El anochecer es una oportunidad de vivir un momento decisivo, es el momento en el que hemos de atrevernos a entrar en la oscuridad misteriosa de la noche, teniendo aún entre los dedos la seguridad de la luz del día. El anochecer requiere esa chispa de valentía que permite cruzar la frontera entre la seguridad y la aventura.
No estoy de acuerdo con los que sólo ven melancolía en esos momentos que se tiñen de rosa y gris, en esos en los que un velo vaporoso va cubriendo todo el paisaje, como si lo difuminara. El anochecer es un momento para estar seguro de los colores con los que has vivido y dispuesto a vivir sin ellos.
Los días de verano que subo a mi atalaya privilegiada puedo gozar de una despedida larga que te da la oportunidad de asimilar que debes dejar lo que ha sido tu mundo y que deberás enfrentarte al mundo escondido de la noche.
Después de muchos de esos anocheceres tengo el pleno convencimiento que el sector está viviendo uno de estos momentos.

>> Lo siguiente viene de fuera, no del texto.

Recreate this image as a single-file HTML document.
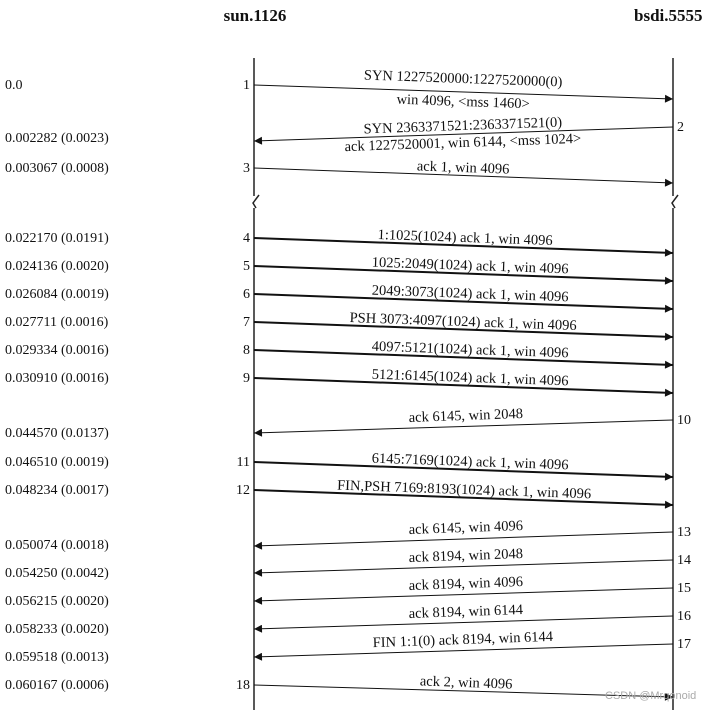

No porque el momento que nos está tocando soportar sea especialmente bello ni placentero, pero veo un paralelismo en lo que de transición tiene el anochecer. Un mundo en el que hemos vivido seguros se nos va y aún estamos a tiempo de comprender que un nuevo mundo se va acercando y que deberemos prepararnos para vivir en él.
Algunos no van a poder superar la añoranza de lo que se va, van a quedarse embobados con los rayos de sol que aún brillan por detrás de las montañas, pero esos destellos son sólo el anuncio de la llegada de la luna.
Son casi las once. Es negra noche y una luna plateada baña las laderas desde las que Sant Pere de Rodes vigila la bahía. La conversación con los amigos es animada y va a alargarse aún bastantes horas. Nada se ha acabado, todo ha cambiado. Hablamos del paseo por los senderos que nos han llevado a Sant Baldiri, del silencio que nos ha acompañado y del que hemos disfrutado durante la caminata, pero ahora en el mundo manda la noche.